* What this task involves: From the entries below, reproduce exactly the lines from the one with "Write a Python" through the one with "ax2 = fig.add_axes([0.176, 0.0828, 0.792, 0.397])", both included, without images.

Saved data entries
-- Begin --
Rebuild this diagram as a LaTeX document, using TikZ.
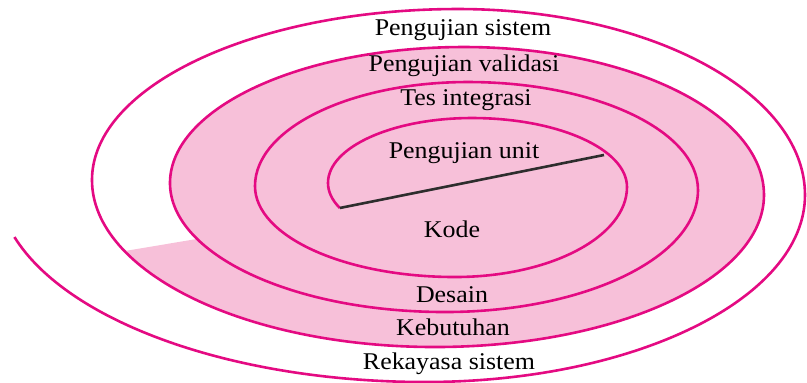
\documentclass[tikz,border=0pt]{standalone}
\usepackage{fontspec}
\setmainfont{Liberation Serif}[FakeStretch=1.08]
\definecolor{spiralmag}{RGB}{228,10,130}
\definecolor{spiralpink}{RGB}{247,192,217}
\definecolor{axisgray}{RGB}{45,45,45}
\tikzset{
  spiralline/.style={draw=spiralmag, line width=2.6pt},
  pinkarea/.style={fill=spiralpink},
  axisline/.style={draw=axisgray, line width=2.6pt},
  lbl/.style={anchor=base, inner sep=0pt, font=\fontsize{24}{28}\selectfont, text=black}
}
\begin{document}
\begin{tikzpicture}[x=1pt,y=1pt]
\useasboundingbox (0,0) rectangle (807,383);
% named points
\coordinate (S) at (339.8,175);
\coordinate (E) at (604,228);
\coordinate (Q) at (197.2,144.1);
% pink area: from Q on turn 1 round turn 2 to P, then straight back to Q
\fill[pinkarea] (Q)
  arc[start angle=-154.3, end angle=-180, x radius=275pt, y radius=129pt]
  arc[start angle=180, end angle=90, x radius=294pt, y radius=136pt]
  arc[start angle=90, end angle=0, x radius=300pt, y radius=148pt]
  arc[start angle=0, end angle=-90, x radius=329pt, y radius=152pt]
  arc[start angle=-90, end angle=-154.8, x radius=343pt, y radius=167pt]
  -- cycle;
% spiral
\draw[spiralline] (S)
  arc[start angle=-155.4, end angle=-180, x radius=130pt, y radius=60pt]
  arc[start angle=180, end angle=90, x radius=144pt, y radius=65pt]
  arc[start angle=90, end angle=0, x radius=155pt, y radius=69pt]
  arc[start angle=0, end angle=-90, x radius=172pt, y radius=90pt]
  arc[start angle=-90, end angle=-180, x radius=200pt, y radius=91pt]
  arc[start angle=180, end angle=90, x radius=213pt, y radius=104pt]
  arc[start angle=90, end angle=0, x radius=230pt, y radius=108pt]
  arc[start angle=0, end angle=-90, x radius=253pt, y radius=122pt]
  arc[start angle=-90, end angle=-180, x radius=275pt, y radius=129pt]
  arc[start angle=180, end angle=90, x radius=294pt, y radius=136pt]
  arc[start angle=90, end angle=0, x radius=300pt, y radius=148pt]
  arc[start angle=0, end angle=-90, x radius=329pt, y radius=152pt]
  arc[start angle=-90, end angle=-180, x radius=343pt, y radius=167pt]
  arc[start angle=180, end angle=90, x radius=366pt, y radius=171pt]
  arc[start angle=90, end angle=0, x radius=347pt, y radius=186pt]
  arc[start angle=0, end angle=-90, x radius=380pt, y radius=187pt]
  arc[start angle=-90, end angle=-163.6, x radius=428pt, y radius=202pt];
% black line
\draw[axisline] (S) -- (E);
% labels
\node[lbl] (psis) at (463,347) {Pengujian sistem};
\node[lbl] (pval) at (464,311) {Pengujian validasi};
\node[lbl] (tint) at (466,277) {Tes integrasi};
\node[lbl] (puni) at (464,224) {Pengujian unit};
\node[lbl] (kode) at (452,145) {Kode};
\node[lbl] (desa) at (452,80) {Desain};
\node[lbl] (kebu) at (453,47) {Kebutuhan};
\node[lbl] (reka) at (449,13) {Rekayasa sistem};
\end{tikzpicture}
\end{document}
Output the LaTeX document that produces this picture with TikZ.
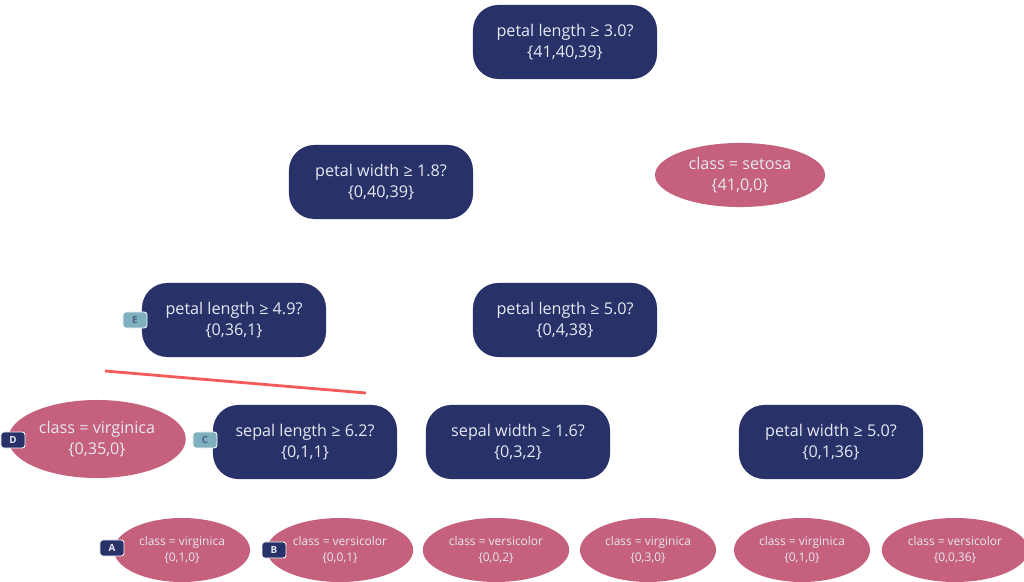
\documentclass[tikz,border=0pt]{standalone}
\usepackage{fontspec}
\setmainfont{Open Sans}
\usetikzlibrary{shapes.geometric}
\definecolor{navy}{HTML}{283168}
\definecolor{rose}{HTML}{C5607D}
\definecolor{teal}{HTML}{7FB0BD}
\definecolor{redline}{HTML}{F45A5A}
\definecolor{pale}{HTML}{E6E8F2}
\tikzset{
  test/.style={fill=navy, text=pale, rounded corners=18pt, minimum width=4.6cm,
    minimum height=1.85cm, align=center, font=\fontsize{11.5}{15}\selectfont},
  leaf/.style={ellipse, fill=rose, text=pale, minimum width=4.25cm,
    minimum height=1.5cm, align=center, font=\fontsize{11.5}{15}\selectfont},
  smallleaf/.style={leaf, minimum width=3.4cm, minimum height=1.6cm,
    font=\fontsize{8.5}{11}\selectfont},
  tag/.style={rounded corners=2pt, minimum width=0.6cm, minimum height=0.4cm,
    inner sep=0pt, font=\bfseries\fontsize{7}{8}\selectfont},
  lighttag/.style={tag, fill=teal, draw=white, line width=0.6pt, text=navy!80},
  darktag/.style={tag, fill=navy, draw=white, line width=0.6pt, text=pale}
}
\begin{document}
\begin{tikzpicture}[x=0.025cm, y=-0.025cm]
  \useasboundingbox (0,0) rectangle (1024,582);

  % decision nodes
  \node[test] (root) at (565,42) {petal length ≥ 3.0?\\\{41,40,39\}};
  \node[test] (pw18) at (381,182) {petal width ≥ 1.8?\\\{0,40,39\}};
  \node[leaf] (setosa) at (740,175) {class = setosa\\\{41,0,0\}};
  \node[test] (pl49) at (234,320) {petal length ≥ 4.9?\\\{0,36,1\}};
  \node[test] (pl50) at (565,320) {petal length ≥ 5.0?\\\{0,4,38\}};
  \node[leaf, minimum height=1.95cm] (virg) at (97,439) {class = virginica\\\{0,35,0\}};
  \node[test] (sl62) at (305,442) {sepal length ≥ 6.2?\\\{0,1,1\}};
  \node[test] (sw16) at (518,442) {sepal width ≥ 1.6?\\\{0,3,2\}};
  \node[test] (pw50) at (831,442) {petal width ≥ 5.0?\\\{0,1,36\}};

  % leaves on the bottom row
  \node[smallleaf] (la) at (182,550) {class = virginica\\\{0,1,0\}};
  \node[smallleaf] (lb) at (340,550) {class = versicolor\\\{0,0,1\}};
  \node[smallleaf] (lc) at (496,550) {class = versicolor\\\{0,0,2\}};
  \node[smallleaf] (ld) at (648,550) {class = virginica\\\{0,3,0\}};
  \node[smallleaf] (le) at (802,550) {class = virginica\\\{0,1,0\}};
  \node[smallleaf] (lf) at (955,550) {class = versicolor\\\{0,0,36\}};

  % the red cut
  \coordinate (cutl) at (105,371);
  \coordinate (cutr) at (366,393);
  \draw[redline, line width=2pt] (cutl) -- (cutr);

  % letter tags
  \node[lighttag] (tagE) at (135,320) {E};
  \node[lighttag] (tagC) at (205,440) {C};
  \node[darktag] (tagD) at (13,440) {D};
  \node[darktag] (tagA) at (112,548) {A};
  \node[darktag] (tagB) at (274,550) {B};
\end{tikzpicture}
\end{document}
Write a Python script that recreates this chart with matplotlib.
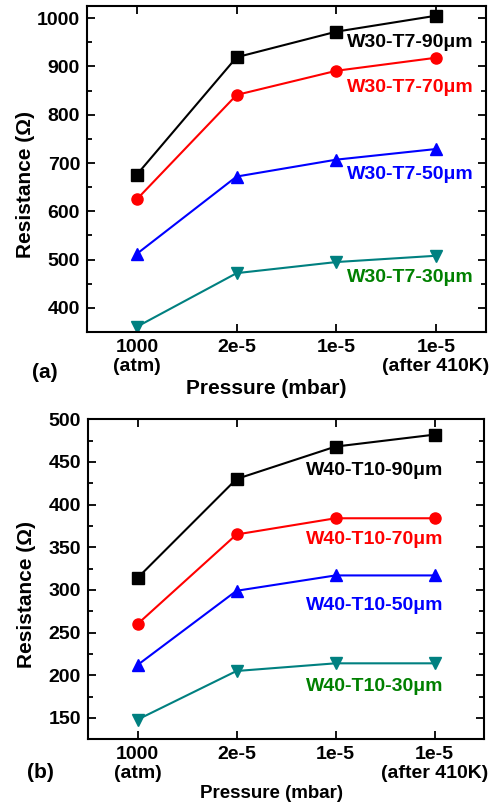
import matplotlib
matplotlib.use('Agg')
import matplotlib.pyplot as plt
from matplotlib.ticker import MultipleLocator

plt.rcParams['font.family'] = ['Liberation Sans', 'DejaVu Sans']
plt.rcParams['font.weight'] = 'bold'

# shared x categories
xticklabels = ['1000\n(atm)', '2e-5', '1e-5', '1e-5\n(after 410K)']
xpos = [0, 1, 2, 3]

# panel (a): W30-T7
a_labels = ['W30-T7-90\u03bcm', 'W30-T7-70\u03bcm', 'W30-T7-50\u03bcm', 'W30-T7-30\u03bcm']
a_90 = [676, 919, 972, 1005]
a_70 = [625, 841, 891, 918]
a_50 = [512, 672, 707, 729]
a_30 = [361, 472, 495, 508]

# panel (b): W40-T10
b_labels = ['W40-T10-90\u03bcm', 'W40-T10-70\u03bcm', 'W40-T10-50\u03bcm', 'W40-T10-30\u03bcm']
b_90 = [314, 430, 468, 482]
b_70 = [260, 365, 384, 384]
b_50 = [212, 299, 317, 317]
b_30 = [148, 205, 214, 214]

line_colors = ['black', 'red', 'blue', '#008080']
text_colors = ['black', 'red', 'blue', '#008000']
markers = ['s', 'o', '^', 'v']

fig = plt.figure(figsize=(5, 8.06), dpi=100)
ax1 = fig.add_axes([0.174, 0.588, 0.798, 0.4045])
ax2 = fig.add_axes([0.176, 0.0828, 0.792, 0.397])


def draw(ax, series, labels, label_xy, ylim, major, minor):
    for s, c, m in zip(series, line_colors, markers):
        ax.plot(xpos, s, color=c, marker=m, markersize=8, linewidth=1.5)
    for lab, (tx, ty), tc in zip(labels, label_xy, text_colors):
        ax.text(tx, ty, lab, color=tc, fontsize=14, fontweight='bold',
                ha='center', va='center')
    ax.set_xlim(-0.5, 3.5)
    ax.set_ylim(*ylim)
    ax.set_xticks(xpos)
    ax.set_xticklabels(xticklabels, fontsize=14, fontweight='bold', linespacing=1.15)
    ax.yaxis.set_major_locator(MultipleLocator(major))
    ax.yaxis.set_minor_locator(MultipleLocator(minor))
    for lab in ax.get_yticklabels():
        lab.set_fontsize(14)
        lab.set_fontweight('bold')
    ax.tick_params(which='both', direction='in', top=True, right=True, width=1.3)
    ax.tick_params(which='major', length=6, pad=5)
    ax.tick_params(which='minor', length=3.5)
    for sp in ax.spines.values():
        sp.set_linewidth(1.5)


draw(ax1, [a_90, a_70, a_50, a_30], a_labels,
     [(2.74, 950), (2.74, 856), (2.74, 677), (2.74, 463)],
     (350, 1025), 100, 50)
draw(ax2, [b_90, b_70, b_50, b_30], b_labels,
     [(2.40, 440), (2.40, 359), (2.40, 282), (2.40, 187)],
     (125, 500), 50, 25)

ax1.text(-0.155, 0.454, 'Resistance (\u03a9)', transform=ax1.transAxes, rotation=90,
         ha='center', va='center', fontsize=15, fontweight='bold')
ax2.text(-0.155, 0.4525, 'Resistance (\u03a9)', transform=ax2.transAxes, rotation=90,
         ha='center', va='center', fontsize=15, fontweight='bold')
ax1.text(0.45, -0.172, 'Pressure (mbar)', transform=ax1.transAxes,
         ha='center', va='center', fontsize=15, fontweight='bold')
ax2.text(0.463, -0.168, 'Pressure (mbar)', transform=ax2.transAxes,
         ha='center', va='center', fontsize=13.5, fontweight='bold')
ax1.text(-0.105, -0.123, '(a)', transform=ax1.transAxes,
         ha='center', va='center', fontsize=15, fontweight='bold')
ax2.text(-0.119, -0.105, '(b)', transform=ax2.transAxes,
         ha='center', va='center', fontsize=15, fontweight='bold')

fig.savefig('out.png', dpi=100)
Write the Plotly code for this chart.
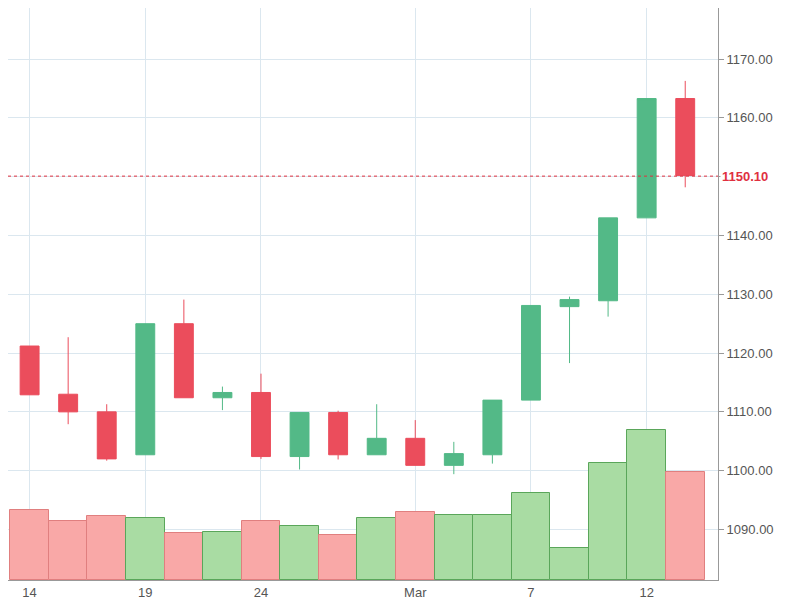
-- End --
* Task result:
Write a Python script that recreates this chart with matplotlib.
import matplotlib
matplotlib.use('Agg')
import matplotlib.pyplot as plt
from matplotlib.ticker import MultipleLocator

plt.rcParams['font.family'] = ['Liberation Sans', 'DejaVu Sans']
plt.rcParams['font.weight'] = 'bold'

# shared x categories
xticklabels = ['1000\n(atm)', '2e-5', '1e-5', '1e-5\n(after 410K)']
xpos = [0, 1, 2, 3]

# panel (a): W30-T7
a_labels = ['W30-T7-90\u03bcm', 'W30-T7-70\u03bcm', 'W30-T7-50\u03bcm', 'W30-T7-30\u03bcm']
a_90 = [676, 919, 972, 1005]
a_70 = [625, 841, 891, 918]
a_50 = [512, 672, 707, 729]
a_30 = [361, 472, 495, 508]

# panel (b): W40-T10
b_labels = ['W40-T10-90\u03bcm', 'W40-T10-70\u03bcm', 'W40-T10-50\u03bcm', 'W40-T10-30\u03bcm']
b_90 = [314, 430, 468, 482]
b_70 = [260, 365, 384, 384]
b_50 = [212, 299, 317, 317]
b_30 = [148, 205, 214, 214]

line_colors = ['black', 'red', 'blue', '#008080']
text_colors = ['black', 'red', 'blue', '#008000']
markers = ['s', 'o', '^', 'v']

fig = plt.figure(figsize=(5, 8.06), dpi=100)
ax1 = fig.add_axes([0.174, 0.588, 0.798, 0.4045])
ax2 = fig.add_axes([0.176, 0.0828, 0.792, 0.397])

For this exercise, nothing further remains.